Answer

**step1** Understanding the problem

The problem asks us to find a specific value for $$k$$ in the equation $$2x^2 - 10x + k = 0$$. The condition given is that this equation must have "real and equal roots". In mathematics, when a quadratic equation has real and equal roots, it means that the algebraic expression on the left side (in this case, $$2x^2 - 10x + k$$) is a perfect square. A perfect square expression is one that can be written as the square of another simpler expression, such as $$(Ax - B)^2$$ or $$(Ax + B)^2$$. For example, $$(x - 3)^2 = x^2 - 6x + 9$$. If an expression is a perfect square and equals zero, then there is only one value for x that makes the equation true.

**step2** Simplifying the equation to identify the perfect square form

Our equation is $$2x^2 - 10x + k = 0$$. To make it easier to see how it can become a perfect square, we can first divide all parts of the equation by 2. This does not change the roots of the equation.
When we divide $$2x^2$$ by 2, we get $$x^2$$.
When we divide $$-10x$$ by 2, we get $$-5x$$.
When we divide $$k$$ by 2, we get $$\frac{k}{2}$$.
So, the equation becomes:
$$x^2 - 5x + \frac{k}{2} = 0$$
Now, we need the expression $$x^2 - 5x + \frac{k}{2}$$ to be a perfect square.
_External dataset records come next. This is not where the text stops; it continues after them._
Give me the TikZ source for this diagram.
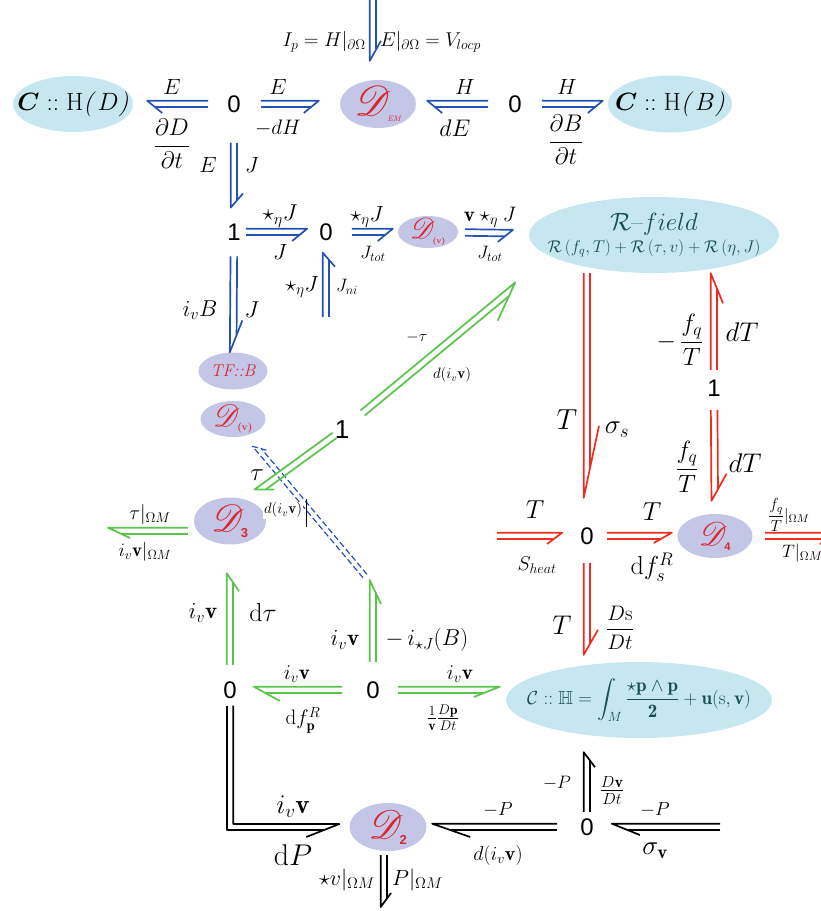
\documentclass[tikz,border=0pt]{standalone}
\usepackage{fix-cm}
\usepackage{amsmath,amssymb}
\usepackage{mathrsfs}
\DeclareFontFamily{U}{rsfs}{\skewchar\font127 }
\DeclareFontShape{U}{rsfs}{m}{n}{<-6> rsfs5 <6-8> rsfs7 <8-> rsfs10}{}
\usepackage{fontspec}
\newfontfamily\jfont{Liberation Sans}
\usetikzlibrary{shapes.geometric,calc}
\definecolor{bblue}{RGB}{35,82,178}
\definecolor{bgreen}{RGB}{88,196,74}
\definecolor{bred}{RGB}{240,44,30}
\definecolor{ecyan}{RGB}{198,231,239}
\definecolor{elav}{RGB}{196,198,232}
\definecolor{ttext}{RGB}{22,78,84}
\definecolor{dred}{RGB}{218,38,44}
\newcommand\hbsep{3.3pt}
% #1 style, #2 side, #3 from, #4 to, #5 gap start, #6 gap end, #7 barb length, #8 barb width
\newcommand\hb[8]{%
  \pgfmathsetlengthmacro\hbD{#2*\hbsep}%
  \pgfmathsetlengthmacro\hbW{#2*#8}%
  \pgfmathsetlengthmacro\hbC{#7*2*\hbsep/(\hbsep+#8)}%
  \path (#3) -- (#4) coordinate[pos=0] (hbA0) coordinate[pos=1] (hbB0);%
  \coordinate (hbA) at ($(hbA0)!#5!(hbB0)$);%
  \coordinate (hbB) at ($(hbB0)!#6!(hbA0)$);%
  \coordinate (hbP) at ($(hbB)!#7!(hbA)$);%
  \coordinate (hbQ) at ($(hbB)!\hbC!(hbA)$);%
  \draw[bondline,#1] ($(hbA)!\hbD!90:(hbB)$) -- ($(hbB)!\hbD!-90:(hbA)$) -- ($(hbP)!\hbW!90:(hbA)$);%
  \draw[bondline,#1] ($(hbA)!\hbD!-90:(hbB)$) -- ($(hbQ)!\hbD!90:(hbA)$);%
}
\newcommand\subsf[2]{\text{\jfont\fontsize{#1}{#1}\selectfont\bfseries #2}}
\tikzset{
  bondline/.style={line width=1.7pt, line join=round},
  jn/.style={inner sep=0pt, font=\jfont\fontsize{24}{24}\selectfont},
  lab/.style={inner sep=0pt, font=\fontsize{#1}{#1}\selectfont},
  cyanell/.style={ellipse, fill=ecyan, inner xsep=-40pt, inner ysep=-8pt},
  lavell/.style={ellipse, fill=elav, inner xsep=-40pt, inner ysep=-20pt},
}
\begin{document}
\begin{tikzpicture}[x=1pt,y=-1pt]
\useasboundingbox (0,0) rectangle (821,911);
\clip (0,0) rectangle (821,911);

% ---------- nodes ----------
\node[cyanell, minimum width=120, minimum height=56] (CHD) at (73,104)
  {\fontsize{25}{25}\selectfont$\boldsymbol{C}\mathrel{\mathbf{::}}\mathrm{H}$\textit{(\,$D$)}};
\node[lavell, minimum width=76, minimum height=48] (DEM) at (378,104)
  {\color{dred}\fontsize{42}{42}\selectfont$\mathscr{D}_{\text{\fontsize{8}{8}\selectfont\itshape EM}}$};
\node[cyanell, minimum width=124, minimum height=57] (CHB) at (670,104)
  {\fontsize{25}{25}\selectfont$\boldsymbol{C}\mathrel{\mathbf{::}}\mathrm{H}$\textit{(\,$B$)}};
\node[jn] (z1) at (234,104) {0};
\node[jn] (z2) at (515,104) {0};
\node[jn] (j1) at (234,232) {1};
\node[jn] (z3) at (326,232) {0};
\node[lavell, minimum width=60, minimum height=32] (Dv) at (428,232)
  {\color{dred}\fontsize{29}{29}\selectfont$\mathscr{D}_{\text{\fontsize{8}{8}\selectfont\bfseries(v)}}$};
\node[cyanell, minimum width=250, minimum height=76, align=center, text=ttext] (Rf) at (654,235)
  {\fontsize{25}{25}\selectfont$\mathcal{R}\text{--}field$\\[3pt]
   \fontsize{17}{17}\selectfont$\mathcal{R}\left(f_q,T\right)+\mathcal{R}\left(\tau,v\right)+\mathcal{R}\left(\eta,J\right)$};
\node[lavell, minimum width=69, minimum height=37] (TFB) at (233,371)
  {\color{dred}\fontsize{17}{17}\selectfont\itshape TF::B};
\node[lavell, minimum width=65, minimum height=36] (Dv2) at (233,419)
  {\color{dred}\fontsize{31}{31}\selectfont$\mathscr{D}_{\text{\fontsize{10}{10}\selectfont\bfseries(v)}}$};
\node[jn, font=\jfont\fontsize{26}{26}\selectfont] (g1) at (342,430) {1};
\node[lavell, minimum width=72, minimum height=47] (D3) at (230,521)
  {\color{dred}\fontsize{38}{38}\selectfont$\mathscr{D}_{\subsf{13}{3}}$};
\node[jn] (r1) at (714,388) {1};
\node[jn] (r0) at (587,536) {0};
\node[lavell, minimum width=75, minimum height=44] (D4) at (715,536)
  {\color{dred}\fontsize{33}{33}\selectfont$\mathscr{D}_{\subsf{11}{4}}$};
\node[jn] (z4) at (230,690) {0};
\node[jn] (z5) at (373,690) {0};
\node[cyanell, minimum width=266, minimum height=76, text=ttext] (CH) at (639,700)
  {\fontsize{19}{19}\selectfont$\mathcal{C}\mathrel{::}\mathbb{H}=\displaystyle\int_M\frac{\star\mathbf{p}\wedge\mathbf{p}}{\mathbf{2}}+\mathbf{u}(\mathrm{s},\mathbf{v})$};
\node[jn] (z6) at (587,827) {0};
\node[lavell, minimum width=77, minimum height=48] (D2) at (388,827)
  {\color{dred}\fontsize{40}{40}\selectfont$\mathscr{D}_{\subsf{13}{2}}$};

% free ends
\coordinate (tEM) at (373,-6);
\coordinate (cJni) at (326,317);
\coordinate (cL) at (108,531);
\coordinate (cUp) at (373,580);
\coordinate (cDs) at (365,576);
\coordinate (cS) at (497,536);
\coordinate (cR) at (835,536);
\coordinate (cP) at (720,827);
\coordinate (cD) at (384,907);

% ---------- blue bonds ----------
\hb{bblue}{-1}{tEM}{tEM |- DEM.north}{0pt}{19pt}{20pt}{8pt}
\hb{bblue}{-1}{z1}{CHD}{19pt}{14pt}{15pt}{9pt}
\hb{bblue}{1}{z1}{DEM}{20pt}{21pt}{15pt}{9pt}
\hb{bblue}{-1}{z2}{DEM}{20pt}{11pt}{15pt}{9pt}
\hb{bblue}{1}{z2}{CHB}{20pt}{5pt}{15pt}{9pt}
\hb{bblue}{-1}{z1}{j1}{30pt}{16pt}{14pt}{9pt}
\hb{bblue}{1}{j1}{z3}{5pt}{12pt}{15pt}{9pt}
\hb{bblue}{1}{z3}{Dv}{19pt}{5pt}{15pt}{9pt}
\hb{bblue}{1}{Dv}{Rf}{7pt}{16pt}{15pt}{9pt}
\hb{bblue}{1}{cJni}{z3}{0pt}{12pt}{14pt}{9pt}
\hb{bblue}{-1}{j1}{TFB}{16pt}{0pt}{32pt}{9pt}
{\renewcommand\hbsep{2.6pt}%
\hb{bblue,line width=1.2pt,dash pattern=on 6pt off 3pt}{1}{cDs}{Dv2}{0pt}{12pt}{14pt}{7pt}}

% ---------- green bonds ----------
\hb{bgreen}{1}{g1}{Rf.192}{17pt}{44pt}{38pt}{15pt}
\hb{bgreen}{-1}{g1}{D3.53}{0pt}{13pt}{16pt}{8.5pt}
\hb{bgreen}{-1}{cL -| D3.west}{cL}{6pt}{0pt}{22pt}{7pt}
\hb{bgreen}{1}{z4}{D3}{16.5pt}{28.5pt}{18pt}{9pt}
\hb{bgreen}{1}{z5}{cUp}{19.5pt}{0pt}{24pt}{8pt}
\hb{bgreen}{-1}{z5}{z4}{24pt}{17pt}{26pt}{11pt}
\hb{bgreen}{1}{z5}{CH.west |- z5}{18pt}{6pt}{26pt}{7pt}

% ---------- red bonds ----------
\hb{bred}{-1}{Rf.south -| r0}{r0}{0pt}{29.5pt}{72pt}{12pt}
\hb{bred}{1}{r1}{Rf.south -| r1}{9.5pt}{0pt}{30pt}{9pt}
\hb{bred}{-1}{r1}{D4}{13.5pt}{13pt}{27pt}{12pt}
\hb{bred}{1}{cS}{r0}{0pt}{18pt}{15pt}{8pt}
\hb{bred}{1}{r0}{D4}{13pt}{5.5pt}{18pt}{7pt}
\hb{bred}{1}{D4}{cR}{12.5pt}{0pt}{15pt}{8pt}
\hb{bred}{-1}{r0}{r0 |- CH.north}{18.5pt}{7pt}{25pt}{11pt}

% ---------- black bonds ----------
\draw[bondline] ($(z4.south)+(3.3,7)$) |- ($(D2.west)+(-10,-3)$) -- ++(-33,13);
\draw[bondline] ($(z4.south)+(-3.3,7)$) |- ($(D2.west)+(-25,3.3)$);
\hb{black}{-1}{z6}{D2}{23pt}{5.5pt}{38pt}{10pt}
\hb{black}{-1}{cP}{z6}{0pt}{18pt}{28pt}{8pt}
\hb{black}{1}{z6}{z6 |- CH.south}{6.5pt}{14pt}{15pt}{8pt}
\hb{black}{-1}{cD |- D2.south}{cD}{4pt}{0pt}{14pt}{7pt}

% ---------- labels ----------
\node[lab=20, anchor=east] (t1) at (366,42) {$I_p = H|_{\partial\Omega}$};
\node[lab=20, anchor=west] (t2) at (380,42) {$E|_{\partial\Omega} = V_{locp}$};
\node[lab=22] (a1) at (172,87) {$E$};
\node[lab=24] (a2) at (172,144) {$\dfrac{\partial D}{\partial t}$};
\node[lab=22] (a3) at (278,87) {$E$};
\node[lab=21] (a4) at (278,128) {$-dH$};
\node[lab=22] (a5) at (208,165) {$E$};
\node[lab=22] (a6) at (252,165) {$J$};
\node[lab=22] (a7) at (465,87) {$H$};
\node[lab=24] (a8) at (455,128) {$dE$};
\node[lab=22] (a9) at (567,87) {$H$};
\node[lab=24] (a10) at (566,140) {$\dfrac{\partial B}{\partial t}$};

\node[lab=23] (b1) at (280,216) {$\star_\eta J$};
\node[lab=22] (b2) at (280,252) {$J$};
\node[lab=22] (b3) at (367,217) {$\star_\eta J$};
\node[lab=18] (b4) at (373,254) {$J_{tot}$};
\node[lab=21] (b5) at (490,217) {$\mathbf{v}\star_\eta J$};
\node[lab=18] (b6) at (490,254) {$J_{tot}$};
\node[lab=22] (b7) at (302,287) {$\star_\eta J$};
\node[lab=18] (b8) at (347,287) {$J_{ni}$};
\node[lab=23] (b9) at (200,310) {$i_vB$};
\node[lab=23] (b10) at (252,310) {$J$};

\node[lab=16] (c1) at (417,337) {$-\tau$};
\node[lab=15] (c2) at (452,375) {$d(i_v\mathbf{v})$};
\node[lab=25] (c3) at (257,475) {$\tau$};
\node[lab=15, fill=white, inner sep=1pt] (c4) at (283,510) {$d(i_v\mathbf{v})$};
\draw[line width=0.8pt] (c4.north east) ++(3,-2) -- ++(0,28);
\node[lab=20] (c5) at (150,514) {$\tau|_{\Omega M}$};
\node[lab=19] (c6) at (145,552) {$i_v\mathbf{v}|_{\Omega M}$};
\node[lab=23] (c7) at (203,613) {$i_v\mathbf{v}$};
\node[lab=26] (c8) at (263,613) {$\mathrm{d}\tau$};
\node[lab=23] (c9) at (345,640) {$i_v\mathbf{v}$};
\node[lab=23] (c10) at (427,640) {$-\,i_{\star J}(B)$};
\node[lab=21] (c11) at (297,674) {$i_v\mathbf{v}$};
\node[lab=21] (c12) at (303,720) {$\mathrm{d}f^R_{\mathbf{p}}$};
\node[lab=21] (c13) at (460,674) {$i_v\mathbf{v}$};
\node[lab=20] (c14) at (443,718) {$\frac{1}{\mathbf{v}}\frac{D\mathbf{p}}{Dt}$};

\node[lab=29] (d1) at (567,420) {$T$};
\node[lab=27] (d2) at (617,430) {$\sigma_s$};
\node[lab=25] (d3) at (680,340) {$-\,\dfrac{f_q}{T}$};
\node[lab=27] (d4) at (742,332) {$dT$};
\node[lab=25] (d5) at (687,467) {$\dfrac{f_q}{T}$};
\node[lab=27] (d6) at (745,463) {$dT$};
\node[lab=26] (d7) at (535,510) {$T$};
\node[lab=20] (d8) at (537,565) {$S_{heat}$};
\node[lab=26] (d9) at (652,512) {$T$};
\node[lab=26] (d10) at (652,567) {$\mathrm{d}f^R_s$};
\node[lab=16, anchor=west] (d11) at (768,515) {$\dfrac{f_q}{T}|_{\Omega M}$};
\node[lab=18, anchor=west] (d12) at (782,553) {$T|_{\Omega M}$};
\node[lab=27] (d13) at (562,625) {$T$};
\node[lab=21] (d14) at (620,628) {$\dfrac{D\mathrm{s}}{Dt}$};

\node[lab=27] (e1) at (293,807) {$i_v\mathbf{v}$};
\node[lab=30] (e2) at (293,855) {$\mathrm{d}P$};
\node[lab=19] (e3) at (498,810) {$-P$};
\node[lab=20] (e4) at (498,855) {$d(i_v\mathbf{v})$};
\node[lab=18] (e5) at (557,783) {$-P$};
\node[lab=23] (e6) at (612,790) {$\frac{D\mathbf{v}}{Dt}$};
\node[lab=19] (e7) at (655,810) {$-P$};
\node[lab=27] (e8) at (655,851) {$\sigma_{\mathbf{v}}$};
\node[lab=22, anchor=east] (e9) at (375,880) {$\star v|_{\Omega M}$};
\node[lab=22, anchor=west] (e10) at (392,880) {$P|_{\Omega M}$};
\end{tikzpicture}
\end{document}
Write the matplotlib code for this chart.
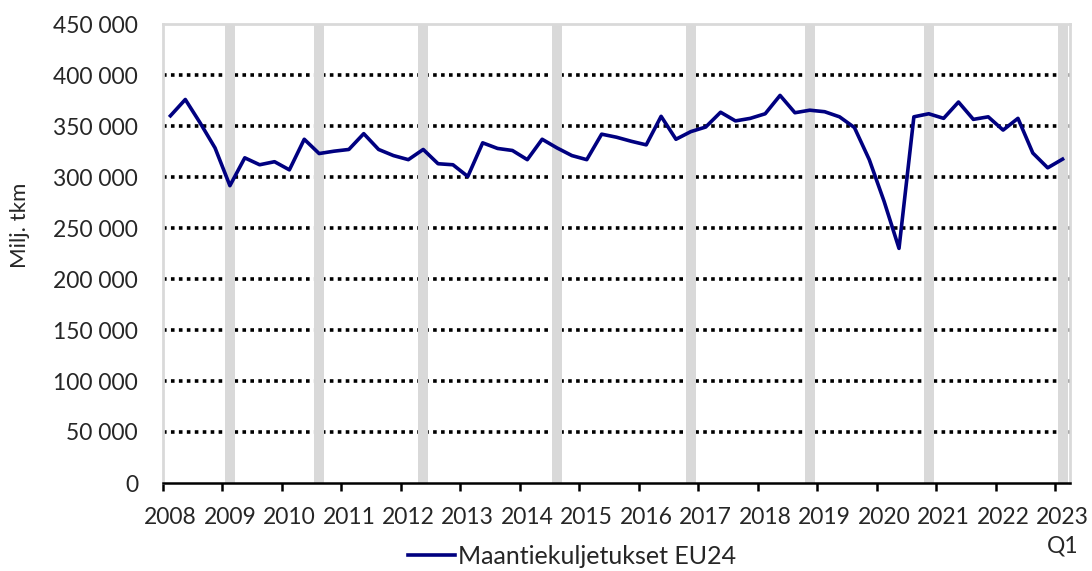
import numpy as np
import matplotlib.pyplot as plt
from matplotlib.ticker import FuncFormatter, FixedLocator

plt.rcParams['font.family'] = ['Lato', 'DejaVu Sans']

# quarterly road freight, 2008 Q1 .. 2023 Q1 (million tkm)
years = list(range(2008, 2024))
road_tkm = [
    360000, 376000, 353000, 328500,   # 2008
    291500, 318800, 312000, 315000,   # 2009
    307000, 337000, 323000, 325300,   # 2010
    327000, 342500, 327000, 321000,   # 2011
    317000, 327000, 313000, 312000,   # 2012
    300500, 333500, 328000, 326000,   # 2013
    317000, 337000, 328500, 321000,   # 2014
    317000, 342000, 339000, 335000,   # 2015
    331500, 359500, 337000, 344500,   # 2016
    349000, 363500, 355000, 357500,   # 2017
    362000, 380000, 363000, 365500,   # 2018
    364000, 359000, 348500, 317000,   # 2019
    276000, 230000, 359000, 362000,   # 2020
    357500, 373500, 356500, 359000,   # 2021
    346000, 357500, 323500, 309000,   # 2022
    317500,                           # 2023 Q1
]
# grey marker columns (quarter index, full height)
band_quarters = [4, 10, 17, 26, 35, 43, 51, 60]
band_height = 450000

series_label = "Maantiekuljetukset EU24"
y_label = "Milj. tkm"

x = np.arange(len(road_tkm))

fig = plt.figure(figsize=(10.92, 5.71), dpi=100)
ax = fig.add_axes([163 / 1092, 1 - 483 / 571, 907 / 1092, 459 / 571])

ax.bar(band_quarters, [band_height] * len(band_quarters), width=0.67,
       color="#d9d9d9", zorder=1)
line, = ax.plot(x, road_tkm, color="#000080", lw=2.6, zorder=3,
                solid_joinstyle="round", label=series_label)

ax.set_xlim(-0.5, len(road_tkm) - 0.5)
ax.set_ylim(0, 450000)
ax.set_yticks(np.arange(0, 450001, 50000))
ax.yaxis.set_major_formatter(FuncFormatter(lambda v, p: f"{int(v):,}".replace(",", " ")))

# year labels on each Q1, tick marks between categories
label_pos = [4 * (y - years[0]) for y in years]
labels = [str(y) for y in years]
labels[-1] = f"{years[-1]}\nQ1"
ax.set_xticks(label_pos)
ax.set_xticklabels(labels)
ax.get_xticklabels()[-1].set_linespacing(1.45)
ax.xaxis.set_minor_locator(FixedLocator([p - 0.5 for p in label_pos]))

ax.tick_params(axis="x", which="major", length=0, pad=17, labelsize=16.5, colors="#262626")
ax.tick_params(axis="x", which="minor", length=6, width=1.8, color="black")
ax.tick_params(axis="y", length=0, pad=18, labelsize=16.5, colors="#262626")

ax.grid(axis="y", color="black", lw=2.6, linestyle=(0, (1.0, 1.2)), zorder=0.5)
ax.set_axisbelow(True)
gl = ax.get_ygridlines()
gl[0].set_visible(False)
gl[-1].set_visible(False)

for side in ("left", "top", "right"):
    ax.spines[side].set_color("#d9d9d9")
    ax.spines[side].set_linewidth(2)
ax.spines["bottom"].set_color("black")
ax.spines["bottom"].set_linewidth(1.8)
ax.spines["bottom"].set_zorder(4)

fig.text(20 / 1092, 1 - 225 / 571, y_label, rotation=90, ha="center", va="center",
         fontsize=16, color="#262626")

fig.legend(handles=[line], loc="center", bbox_to_anchor=(572 / 1092, 1 - 556 / 571),
           frameon=False, fontsize=18, handlelength=1.9, handletextpad=0.1,
           borderaxespad=0, borderpad=0, labelcolor="#262626")

fig.savefig("out.png", dpi=100)
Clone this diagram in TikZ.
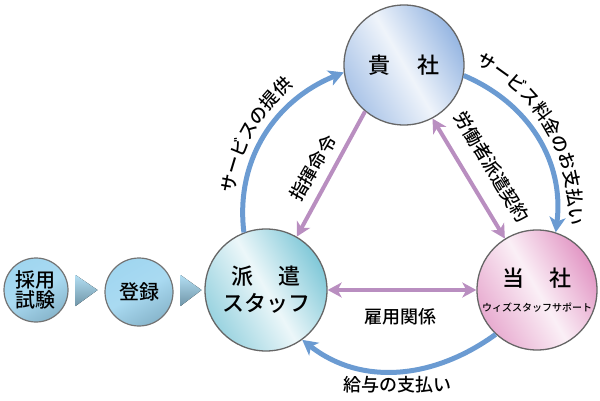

**step3** Determining the structure of the perfect square

A perfect square trinomial that starts with $$x^2$$ and has a negative middle term generally looks like $$(x - P)^2$$.
When we expand $$(x - P)^2$$, we get:
$$(x - P)^2 = x^2 - 2 \times x \times P + P^2 = x^2 - 2Px + P^2$$
Now, we compare this general form with our expression: $$x^2 - 5x + \frac{k}{2}$$.
We can see that the term with 'x' matches. So, $$-2P$$ must be equal to $$-5$$.
$$-2P = -5$$
This means that $$2P = 5$$.
To find the value of P, we divide 5 by 2:
$$P = \frac{5}{2}$$.

**step4** Finding the value of the constant term

In a perfect square trinomial $$(x - P)^2$$, the last term is $$P^2$$.
From the previous step, we found that $$P = \frac{5}{2}$$.
So, the constant term must be the square of $$\frac{5}{2}$$.
$$P^2 = (\frac{5}{2})^2 = \frac{5 \times 5}{2 \times 2} = \frac{25}{4}$$.
This means that the constant term in our simplified equation, which is $$\frac{k}{2}$$, must be equal to $$\frac{25}{4}$$.
$$\frac{k}{2} = \frac{25}{4}$$.

**step5** Solving for k

We have the equation $$\frac{k}{2} = \frac{25}{4}$$.
This means that half of $$k$$ is equal to $$\frac{25}{4}$$. To find the full value of $$k$$, we need to multiply $$\frac{25}{4}$$ by 2.
$$k = \frac{25}{4} \times 2$$
$$k = \frac{25 \times 2}{4}$$
$$k = \frac{50}{4}$$
Now, we simplify the fraction $$\frac{50}{4}$$. Both 50 and 4 can be divided by their common factor, which is 2.
$$k = \frac{50 \div 2}{4 \div 2}$$
$$k = \frac{25}{2}$$
So, the value of $$k$$ for which the equation has real and equal roots is $$\frac{25}{2}$$.